The bad faith of learning outcomes

Posted in: Comment, New Publications, News and Updates

Last week's THE brought a blast of clear air honesty in its wake: Frank Furedi on the bad faith of learning outcomes.

Question: "Professor Furedi, how do you get around learning outcomes?"

Answer: "I just make them up and ignore them"

This is, of course, the business of our old friend the QAA, as it tries to tighten its malign grip on higher education.  Here's a section of the THE article ...

On numerous occasions I have been told off by colleagues for making an issue of learning outcomes on the grounds that it merely requires a few minutes of cutting and pasting to produce them. Yet learning outcomes are not just another banal instrument deployed to monitor and quantify the achievements of students. The very purpose of this organisational instrument is to accomplish a shift in emphasis from learning to outcomes. This is a technique through which a utilitarian ethos to academic life serves to diminish what would otherwise be an open-ended experience for student and teacher alike. Those who advocate learning outcomes do so expressly with the aim of abolishing such experiences, which is why they so vociferously target anything that smacks of ambiguity.
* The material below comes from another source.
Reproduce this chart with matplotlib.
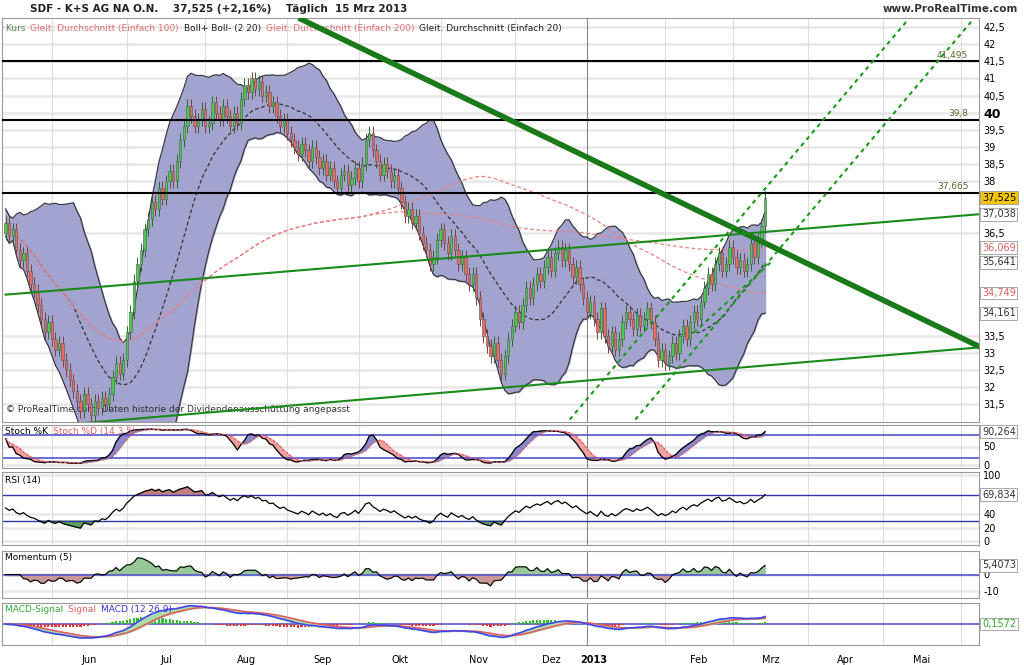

Oxford Brookes University's statement on "Writing Aims and Learning Outcomes", for example, warns members of staff against using terms such as "know", "understand", "be familiar with", "appreciate" or "be aware of" because "they're not subject to unambiguous test".

Furedi says there are at least four compelling arguments against the use of learning outcomes in higher education. First, they threaten to disrupt the conduct of the academic relationship between teacher and student.  Second, they foster a climate that inhibits the capacity of students and teachers to deal with uncertainty.  Third, they devalue the art of teaching which depends on exercising judgement based on experience.  Fourth, the regime of learning outcomes breeds a culture of cynicism and irresponsibility.